Verkehr ist unübersichtlicher geworden

Alternative Antriebsformen, automatisiertes Fahren: Wie diese die Fahrausbildung der Zukunft prägen, war Gegenstand mancher Debatten auf dem 9. Fahrlehrerkongress. Inzwischen können Autos sogar selbst einparken. Dass Fahrschüler dieses Einparken nicht mehr eigenhändig üben und beherrschen müssen, ist gleichwohl unwahrscheinlich.

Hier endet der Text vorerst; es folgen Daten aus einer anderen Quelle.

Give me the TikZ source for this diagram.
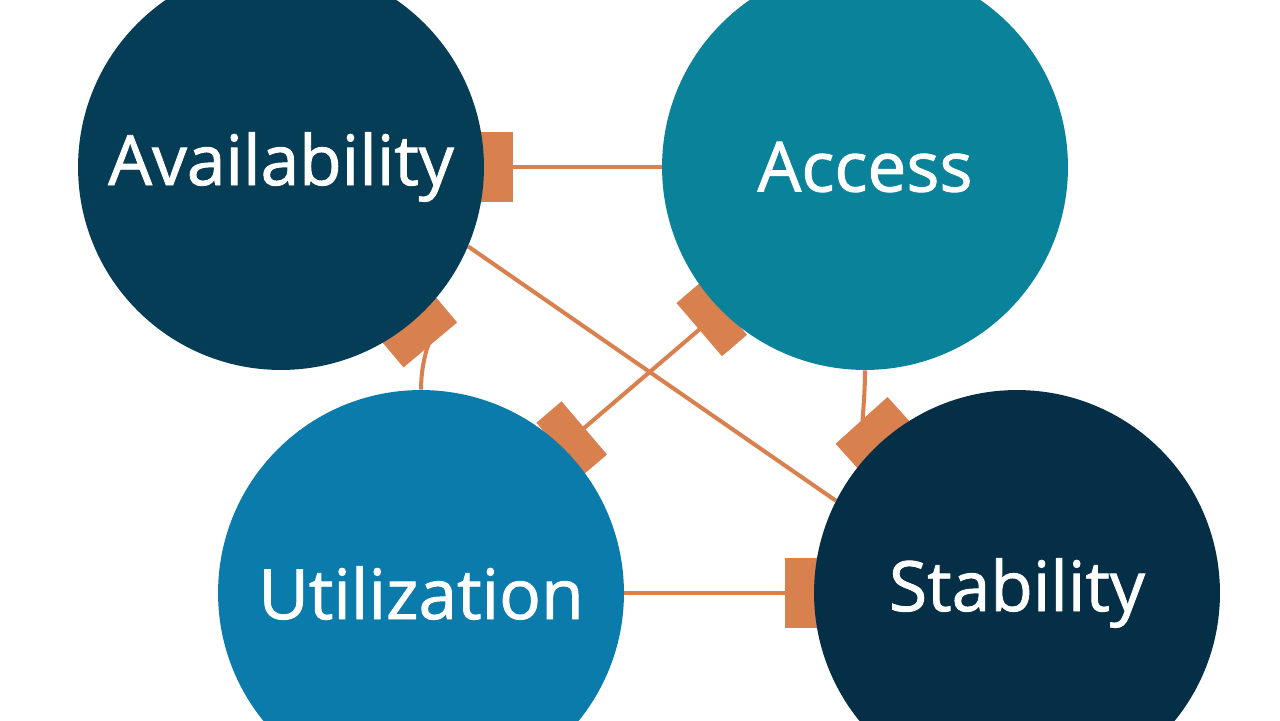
\documentclass[tikz,border=0pt]{standalone}
\usepackage{fontspec}
\setmainfont{Open Sans}
\newfontfamily\pillarfont[FakeBold=1.3]{Open Sans}
\usetikzlibrary{arrows.meta,backgrounds}
\definecolor{availblue}{RGB}{6,61,86}
\definecolor{accessteal}{RGB}{10,130,153}
\definecolor{utilblue}{RGB}{10,123,170}
\definecolor{stabnavy}{RGB}{4,47,71}
\definecolor{linkorange}{RGB}{216,128,78}

\begin{document}
\begin{tikzpicture}[x=0.02cm,y=-0.02cm,
  pillar/.style={circle,minimum size=8.12cm,inner sep=0pt,text=white,
    font=\pillarfont\fontsize{39.5}{42}\selectfont},
  link/.style={draw=linkorange,line width=2.3pt},
  capped/.style={-{Rectangle[length=0.66cm,width=1.4cm]},shorten >=-0.08cm},
  cappedboth/.style={{Rectangle[length=0.66cm,width=1.4cm]}-{Rectangle[length=0.66cm,width=1.4cm]},
    shorten >=-0.08cm,shorten <=-0.08cm}
]
\useasboundingbox (0,0) rectangle (1280,720);

% the four pillars
\node[pillar,fill=availblue] (avail) at (281,167) {Availability};
\node[pillar,fill=accessteal] (access) at (865,167) {Access};
\node[pillar,fill=utilblue] (util) at (421,593) {Utilization};
\node[pillar,fill=stabnavy] (stab) at (1017,593) {Stability};

% links behind the circles
\begin{scope}[on background layer]
\draw[link,capped] (access) -- (avail);
\draw[link,capped] (util) -- (stab);
\draw[link] (avail.-23) -- (stab.153);
\draw[link,capped] (util.north) to[out=90,in=-50] (avail.-50);
\draw[link,capped] (access.south) to[out=-90,in=132] (stab.132);
\draw[link,cappedboth] (util.46) -- (access.225);
\end{scope}

\end{tikzpicture}
\end{document}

An andere Funktionen wie Totwinkel-Warner oder Verkehrszeichenerkennung haben sich viele dagegen gewöhnt. „Wir Fahrlehrer sind ja ganz froh, dass einige Routinen wegfallen“, sagte DVPI-Geschäftsführer Bernd Brenner. „So können wir uns mit den Fahrschülern auf die wichtigen Dinge im Straßenverkehr konzentrieren.“ Zum Beispiel auf gefährliche Kreuzungen. Generell ist der Verkehr unübersichtlicher geworden, die Zahl der Autos und Lkw nimmt eher zu als ab.

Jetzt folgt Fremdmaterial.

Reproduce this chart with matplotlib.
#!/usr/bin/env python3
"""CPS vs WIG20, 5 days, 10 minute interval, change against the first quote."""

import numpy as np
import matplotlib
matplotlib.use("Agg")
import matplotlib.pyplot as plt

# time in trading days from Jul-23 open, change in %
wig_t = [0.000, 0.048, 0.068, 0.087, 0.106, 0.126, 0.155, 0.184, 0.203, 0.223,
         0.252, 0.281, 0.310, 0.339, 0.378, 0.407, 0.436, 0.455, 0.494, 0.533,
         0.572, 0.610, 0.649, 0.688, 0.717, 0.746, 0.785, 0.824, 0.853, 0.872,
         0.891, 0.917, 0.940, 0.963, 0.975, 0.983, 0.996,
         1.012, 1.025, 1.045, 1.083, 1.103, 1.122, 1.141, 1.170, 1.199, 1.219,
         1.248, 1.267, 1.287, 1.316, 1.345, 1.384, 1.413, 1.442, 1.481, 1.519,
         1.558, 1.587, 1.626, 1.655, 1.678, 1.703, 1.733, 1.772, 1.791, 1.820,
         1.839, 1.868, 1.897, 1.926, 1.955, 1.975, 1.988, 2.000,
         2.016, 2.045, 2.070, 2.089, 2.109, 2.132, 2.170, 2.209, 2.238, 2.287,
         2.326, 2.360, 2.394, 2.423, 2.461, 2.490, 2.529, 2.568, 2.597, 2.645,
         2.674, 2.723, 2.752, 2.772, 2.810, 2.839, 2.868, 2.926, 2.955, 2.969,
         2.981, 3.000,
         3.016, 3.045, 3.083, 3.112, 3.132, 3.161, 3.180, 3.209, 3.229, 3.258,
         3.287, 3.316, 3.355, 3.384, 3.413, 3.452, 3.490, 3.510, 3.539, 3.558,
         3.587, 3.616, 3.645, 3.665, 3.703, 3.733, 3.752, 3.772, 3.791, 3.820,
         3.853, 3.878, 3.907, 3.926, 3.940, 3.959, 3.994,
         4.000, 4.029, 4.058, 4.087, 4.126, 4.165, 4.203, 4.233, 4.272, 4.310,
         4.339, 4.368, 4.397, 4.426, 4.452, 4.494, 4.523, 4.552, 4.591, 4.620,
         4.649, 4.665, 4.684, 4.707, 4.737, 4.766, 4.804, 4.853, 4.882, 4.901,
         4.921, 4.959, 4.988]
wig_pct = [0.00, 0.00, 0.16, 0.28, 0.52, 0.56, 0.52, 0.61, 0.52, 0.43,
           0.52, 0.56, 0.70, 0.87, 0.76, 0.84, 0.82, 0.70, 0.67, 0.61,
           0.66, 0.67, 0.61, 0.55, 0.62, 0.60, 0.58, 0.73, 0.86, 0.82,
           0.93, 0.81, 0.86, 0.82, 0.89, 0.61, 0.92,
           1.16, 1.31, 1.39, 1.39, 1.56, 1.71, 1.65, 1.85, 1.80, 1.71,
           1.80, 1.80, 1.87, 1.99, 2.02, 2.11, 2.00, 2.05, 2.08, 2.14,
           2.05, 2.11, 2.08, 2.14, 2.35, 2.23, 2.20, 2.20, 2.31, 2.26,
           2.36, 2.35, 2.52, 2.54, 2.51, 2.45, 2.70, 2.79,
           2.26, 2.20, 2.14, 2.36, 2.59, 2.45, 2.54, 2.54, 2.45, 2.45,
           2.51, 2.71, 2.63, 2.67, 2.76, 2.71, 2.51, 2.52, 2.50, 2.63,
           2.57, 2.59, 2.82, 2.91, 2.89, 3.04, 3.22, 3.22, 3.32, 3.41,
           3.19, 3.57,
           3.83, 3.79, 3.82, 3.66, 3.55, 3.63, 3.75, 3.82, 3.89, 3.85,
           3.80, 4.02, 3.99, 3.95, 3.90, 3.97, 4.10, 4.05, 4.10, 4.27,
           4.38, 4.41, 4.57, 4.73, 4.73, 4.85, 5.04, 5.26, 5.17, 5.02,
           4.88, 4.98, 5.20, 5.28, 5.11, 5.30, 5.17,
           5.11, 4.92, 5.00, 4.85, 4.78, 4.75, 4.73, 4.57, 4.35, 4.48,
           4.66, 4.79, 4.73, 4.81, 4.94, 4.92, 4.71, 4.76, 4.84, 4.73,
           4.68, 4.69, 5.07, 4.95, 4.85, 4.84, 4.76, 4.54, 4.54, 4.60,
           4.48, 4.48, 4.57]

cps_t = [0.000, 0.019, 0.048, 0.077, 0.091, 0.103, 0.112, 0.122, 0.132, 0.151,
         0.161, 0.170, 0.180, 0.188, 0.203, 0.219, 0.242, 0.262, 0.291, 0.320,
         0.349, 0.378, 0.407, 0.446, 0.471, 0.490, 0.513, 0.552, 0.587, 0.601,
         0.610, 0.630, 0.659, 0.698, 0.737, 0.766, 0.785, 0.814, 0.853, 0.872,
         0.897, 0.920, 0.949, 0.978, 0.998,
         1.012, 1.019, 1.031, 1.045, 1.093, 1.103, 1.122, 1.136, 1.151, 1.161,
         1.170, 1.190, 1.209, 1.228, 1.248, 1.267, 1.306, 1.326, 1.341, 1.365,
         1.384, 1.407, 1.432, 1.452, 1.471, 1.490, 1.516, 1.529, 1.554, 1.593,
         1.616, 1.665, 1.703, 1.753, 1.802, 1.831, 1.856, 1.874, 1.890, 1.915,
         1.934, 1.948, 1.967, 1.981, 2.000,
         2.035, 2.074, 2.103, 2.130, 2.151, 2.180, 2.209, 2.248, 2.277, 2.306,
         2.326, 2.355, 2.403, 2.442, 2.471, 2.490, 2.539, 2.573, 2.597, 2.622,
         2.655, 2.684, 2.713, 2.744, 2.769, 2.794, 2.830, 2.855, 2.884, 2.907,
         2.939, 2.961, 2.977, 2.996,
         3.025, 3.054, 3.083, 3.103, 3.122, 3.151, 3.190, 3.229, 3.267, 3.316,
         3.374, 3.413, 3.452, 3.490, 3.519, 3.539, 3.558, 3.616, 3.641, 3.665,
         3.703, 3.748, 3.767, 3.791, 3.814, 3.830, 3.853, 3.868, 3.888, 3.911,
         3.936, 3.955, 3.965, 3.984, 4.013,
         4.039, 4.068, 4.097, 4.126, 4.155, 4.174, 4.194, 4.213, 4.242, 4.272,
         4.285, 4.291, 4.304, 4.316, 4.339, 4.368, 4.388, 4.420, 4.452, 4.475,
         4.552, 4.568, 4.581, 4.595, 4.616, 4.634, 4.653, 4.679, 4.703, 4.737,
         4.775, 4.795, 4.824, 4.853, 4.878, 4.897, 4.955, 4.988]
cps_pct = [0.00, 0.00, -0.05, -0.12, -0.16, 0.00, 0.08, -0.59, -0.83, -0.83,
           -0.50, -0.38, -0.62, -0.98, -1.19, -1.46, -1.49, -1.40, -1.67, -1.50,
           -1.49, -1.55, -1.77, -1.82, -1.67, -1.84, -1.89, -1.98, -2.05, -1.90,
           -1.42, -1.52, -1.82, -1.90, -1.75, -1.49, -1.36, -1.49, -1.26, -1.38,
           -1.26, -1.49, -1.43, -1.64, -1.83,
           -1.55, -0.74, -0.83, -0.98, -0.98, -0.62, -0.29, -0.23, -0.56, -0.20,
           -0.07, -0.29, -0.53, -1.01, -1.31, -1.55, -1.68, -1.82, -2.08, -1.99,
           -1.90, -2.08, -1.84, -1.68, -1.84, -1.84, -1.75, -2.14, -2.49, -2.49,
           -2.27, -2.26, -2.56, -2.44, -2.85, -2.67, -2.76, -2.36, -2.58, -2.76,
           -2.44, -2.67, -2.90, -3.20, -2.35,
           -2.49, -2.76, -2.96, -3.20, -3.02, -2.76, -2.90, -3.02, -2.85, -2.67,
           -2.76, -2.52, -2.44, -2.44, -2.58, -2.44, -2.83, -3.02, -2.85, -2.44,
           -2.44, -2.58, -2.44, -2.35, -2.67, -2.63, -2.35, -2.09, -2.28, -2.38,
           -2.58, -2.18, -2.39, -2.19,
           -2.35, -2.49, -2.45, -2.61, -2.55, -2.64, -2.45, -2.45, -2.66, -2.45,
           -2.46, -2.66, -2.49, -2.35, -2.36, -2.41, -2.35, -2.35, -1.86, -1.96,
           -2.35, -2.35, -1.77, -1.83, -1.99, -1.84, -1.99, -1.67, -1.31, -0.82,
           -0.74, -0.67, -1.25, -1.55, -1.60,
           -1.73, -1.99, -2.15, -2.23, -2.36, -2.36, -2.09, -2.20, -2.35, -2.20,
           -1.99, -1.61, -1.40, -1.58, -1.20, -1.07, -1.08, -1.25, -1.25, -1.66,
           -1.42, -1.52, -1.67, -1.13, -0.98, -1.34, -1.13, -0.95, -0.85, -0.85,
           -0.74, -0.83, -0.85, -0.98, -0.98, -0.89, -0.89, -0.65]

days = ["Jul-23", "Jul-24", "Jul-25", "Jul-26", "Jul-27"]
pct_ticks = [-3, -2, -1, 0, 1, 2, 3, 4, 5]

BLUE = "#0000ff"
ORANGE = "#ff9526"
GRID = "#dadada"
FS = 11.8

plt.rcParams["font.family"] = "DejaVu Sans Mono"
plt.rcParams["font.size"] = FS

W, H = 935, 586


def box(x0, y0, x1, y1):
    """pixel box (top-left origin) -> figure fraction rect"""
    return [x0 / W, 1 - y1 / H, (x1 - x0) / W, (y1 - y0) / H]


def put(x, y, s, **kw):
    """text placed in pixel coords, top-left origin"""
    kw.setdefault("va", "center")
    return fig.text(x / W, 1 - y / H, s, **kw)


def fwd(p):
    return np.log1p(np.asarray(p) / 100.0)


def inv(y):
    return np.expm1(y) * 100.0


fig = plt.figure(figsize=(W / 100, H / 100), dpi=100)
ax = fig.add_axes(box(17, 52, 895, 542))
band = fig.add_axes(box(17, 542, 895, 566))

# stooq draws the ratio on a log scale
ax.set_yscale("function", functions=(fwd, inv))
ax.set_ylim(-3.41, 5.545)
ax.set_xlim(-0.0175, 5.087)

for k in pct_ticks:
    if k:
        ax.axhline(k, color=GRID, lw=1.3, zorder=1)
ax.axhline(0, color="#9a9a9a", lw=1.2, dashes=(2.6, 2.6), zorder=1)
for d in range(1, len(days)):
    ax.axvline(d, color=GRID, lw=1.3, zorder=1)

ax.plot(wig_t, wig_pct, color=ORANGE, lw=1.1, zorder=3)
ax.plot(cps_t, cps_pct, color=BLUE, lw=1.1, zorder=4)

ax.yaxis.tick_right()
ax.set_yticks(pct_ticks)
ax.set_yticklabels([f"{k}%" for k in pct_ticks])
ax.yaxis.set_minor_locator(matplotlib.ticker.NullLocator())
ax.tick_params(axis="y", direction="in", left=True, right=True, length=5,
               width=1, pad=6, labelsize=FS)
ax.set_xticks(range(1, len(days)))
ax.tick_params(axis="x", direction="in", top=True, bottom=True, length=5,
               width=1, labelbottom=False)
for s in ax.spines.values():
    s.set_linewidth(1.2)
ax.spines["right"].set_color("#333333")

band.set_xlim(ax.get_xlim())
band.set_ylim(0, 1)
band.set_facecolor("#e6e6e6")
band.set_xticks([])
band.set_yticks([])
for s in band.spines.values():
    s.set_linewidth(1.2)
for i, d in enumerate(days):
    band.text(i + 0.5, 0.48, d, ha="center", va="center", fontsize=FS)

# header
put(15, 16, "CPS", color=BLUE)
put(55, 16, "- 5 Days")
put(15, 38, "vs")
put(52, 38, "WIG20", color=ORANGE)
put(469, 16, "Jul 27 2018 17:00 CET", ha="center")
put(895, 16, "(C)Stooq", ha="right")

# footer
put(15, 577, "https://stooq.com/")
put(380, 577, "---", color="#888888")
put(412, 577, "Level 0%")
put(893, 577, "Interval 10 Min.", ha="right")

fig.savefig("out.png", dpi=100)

Große Verantwortung, komplexer Arbeitsalltag

Die Verantwortung für Fahrlehrer ist also groß, der Arbeitsalltag komplex. Umso merkwürdiger ist: In der Bevölkerung habe der Beruf bislang zu wenig Sichtbarkeit erreicht, konstatierte DVPI-Geschäftsführerin Ruth Weißmann. Die Recruiting-Expertin kam im Mai neu an Bord, um die Leitung der Education Holding GmbH, dem die DVPI angehören, zu übernehmen. Das Ziel: Das Berufsbild des Fahrlehrers bekannter machen und zeigen, dass es sich um eine moderne Tätigkeit mit attraktiven Aufstiegschancen handelt.

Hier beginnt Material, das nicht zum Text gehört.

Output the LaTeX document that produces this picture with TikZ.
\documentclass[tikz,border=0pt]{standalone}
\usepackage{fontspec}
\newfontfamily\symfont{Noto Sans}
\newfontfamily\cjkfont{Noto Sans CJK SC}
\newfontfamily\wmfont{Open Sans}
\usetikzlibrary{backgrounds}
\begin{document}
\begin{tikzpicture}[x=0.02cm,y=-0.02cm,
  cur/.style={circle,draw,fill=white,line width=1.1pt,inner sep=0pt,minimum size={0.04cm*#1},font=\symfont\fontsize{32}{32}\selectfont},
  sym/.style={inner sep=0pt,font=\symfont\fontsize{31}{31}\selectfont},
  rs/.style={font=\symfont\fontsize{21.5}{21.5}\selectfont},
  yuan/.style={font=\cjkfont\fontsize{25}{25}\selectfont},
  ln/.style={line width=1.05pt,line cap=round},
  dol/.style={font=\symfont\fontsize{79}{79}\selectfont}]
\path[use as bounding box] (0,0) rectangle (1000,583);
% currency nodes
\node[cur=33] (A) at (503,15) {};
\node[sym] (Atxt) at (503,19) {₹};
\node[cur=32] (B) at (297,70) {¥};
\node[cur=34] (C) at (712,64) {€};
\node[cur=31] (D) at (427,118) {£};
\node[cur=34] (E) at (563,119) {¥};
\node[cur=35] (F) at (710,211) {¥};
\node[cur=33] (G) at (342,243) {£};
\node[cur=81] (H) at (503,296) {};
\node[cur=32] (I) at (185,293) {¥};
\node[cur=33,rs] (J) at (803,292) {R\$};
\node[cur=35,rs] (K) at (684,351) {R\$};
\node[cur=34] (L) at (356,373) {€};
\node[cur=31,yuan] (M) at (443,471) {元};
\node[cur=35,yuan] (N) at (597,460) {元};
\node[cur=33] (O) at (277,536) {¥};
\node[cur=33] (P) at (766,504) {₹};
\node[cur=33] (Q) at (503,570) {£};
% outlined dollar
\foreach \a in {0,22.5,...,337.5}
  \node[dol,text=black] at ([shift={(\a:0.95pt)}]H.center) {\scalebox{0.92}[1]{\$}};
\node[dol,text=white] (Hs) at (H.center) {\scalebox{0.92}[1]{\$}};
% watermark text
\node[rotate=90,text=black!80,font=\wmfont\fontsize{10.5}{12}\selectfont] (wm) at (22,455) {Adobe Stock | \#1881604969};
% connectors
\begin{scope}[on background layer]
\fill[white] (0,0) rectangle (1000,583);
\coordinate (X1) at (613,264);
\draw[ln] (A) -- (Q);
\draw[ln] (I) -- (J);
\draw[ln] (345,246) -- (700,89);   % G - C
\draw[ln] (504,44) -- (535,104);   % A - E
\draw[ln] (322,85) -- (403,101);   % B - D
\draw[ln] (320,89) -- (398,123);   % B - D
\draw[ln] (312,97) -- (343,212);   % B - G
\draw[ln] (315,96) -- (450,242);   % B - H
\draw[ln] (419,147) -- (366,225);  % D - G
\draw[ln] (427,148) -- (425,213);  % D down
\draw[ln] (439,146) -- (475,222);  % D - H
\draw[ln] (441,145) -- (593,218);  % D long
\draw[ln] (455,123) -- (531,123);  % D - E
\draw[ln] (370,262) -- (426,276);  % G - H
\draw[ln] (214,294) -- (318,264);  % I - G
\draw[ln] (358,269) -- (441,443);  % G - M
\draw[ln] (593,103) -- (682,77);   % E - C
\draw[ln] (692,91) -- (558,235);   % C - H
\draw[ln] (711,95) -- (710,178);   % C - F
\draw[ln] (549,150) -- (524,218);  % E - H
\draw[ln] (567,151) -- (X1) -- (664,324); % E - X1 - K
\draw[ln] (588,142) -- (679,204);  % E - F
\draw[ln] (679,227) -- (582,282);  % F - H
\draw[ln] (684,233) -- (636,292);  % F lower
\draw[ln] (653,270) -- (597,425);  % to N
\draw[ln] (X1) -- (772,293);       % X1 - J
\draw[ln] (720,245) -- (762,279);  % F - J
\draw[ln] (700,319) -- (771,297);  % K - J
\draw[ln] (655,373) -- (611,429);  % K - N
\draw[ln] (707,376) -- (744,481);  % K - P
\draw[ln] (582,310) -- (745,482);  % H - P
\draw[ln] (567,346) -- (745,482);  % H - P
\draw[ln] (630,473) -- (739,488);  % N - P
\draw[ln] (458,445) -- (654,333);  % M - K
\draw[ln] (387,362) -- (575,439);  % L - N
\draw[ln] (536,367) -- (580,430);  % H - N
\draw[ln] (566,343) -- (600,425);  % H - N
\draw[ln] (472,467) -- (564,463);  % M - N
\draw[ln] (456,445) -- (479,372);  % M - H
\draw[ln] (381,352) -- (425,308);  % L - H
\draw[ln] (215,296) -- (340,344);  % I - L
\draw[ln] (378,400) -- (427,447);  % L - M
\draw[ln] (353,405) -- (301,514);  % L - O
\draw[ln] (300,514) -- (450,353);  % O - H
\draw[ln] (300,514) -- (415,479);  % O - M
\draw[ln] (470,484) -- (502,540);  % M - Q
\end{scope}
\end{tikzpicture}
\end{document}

DVPI-Geschäftsführerin Ruth Weißmann

Bundesweite Kampagne zur Gewinnung von Nachwuchskräften

Derzeit liegt der Altersdurchschnitt der Fahrlehrer bei 55 Jahren. 40 Prozent sind über 60 Jahre alt. Um Nachwuchskräfte zu gewinnen, zielt die Education Group auf die breite Öffentlichkeit. Dafür wurde eine bundesweite Kampagne gestartet, den Anfang machte der DVPI-Standort Mannheim. „Vo nix kummd nix!“ und „Alle mol uffbasse!“: Mit kessen Sprüchen im Landesdialekt sollen Interessenten angesprochen werden – ob Schüler und Studenten, Passanten auf der Straße oder Mitarbeiter von Arbeitsagenturen.

Erste Erfolge sind sichtbar. Die Zahl der Fahrlehrer stieg seit der Reform des Fahrlehrerrechts 2018. Der Anteil der Frauen erhöhte sich von acht auf fast elf Prozent. Doch es gibt viel Luft nach oben. Die Vereinbarkeit von Familie und Beruf ist daher ein wichtiger Bestandteil der Recruiting-Kampagne, damit noch mehr junge Leute Fahrlehrer werden möchten.

Führerscheinerwerb prägend für den Werdegang

Denn mögen die beliebtesten Ausbildungsberufe Kfz-Mechatroniker, Fachinformatiker, Industriekaufleute heißen: Der Beruf das Fahrlehrers müsse sich keinesfalls verstecken, im Gegenteil, unterstrich Ruth Weißmann am DVPI-Stand: Nichts sei für junge Leute so prägend für den persönlichen Werdegang wie der Führerschein-Erwerb. Deswegen ist die Fahrlehrerausbildung auch für die Gesellschaft wichtig. Denn „Mobilität ist ein menschliches Grundbedürfnis“ – und die Fahrlehrer ermöglichen vielen, dies zu erfüllen.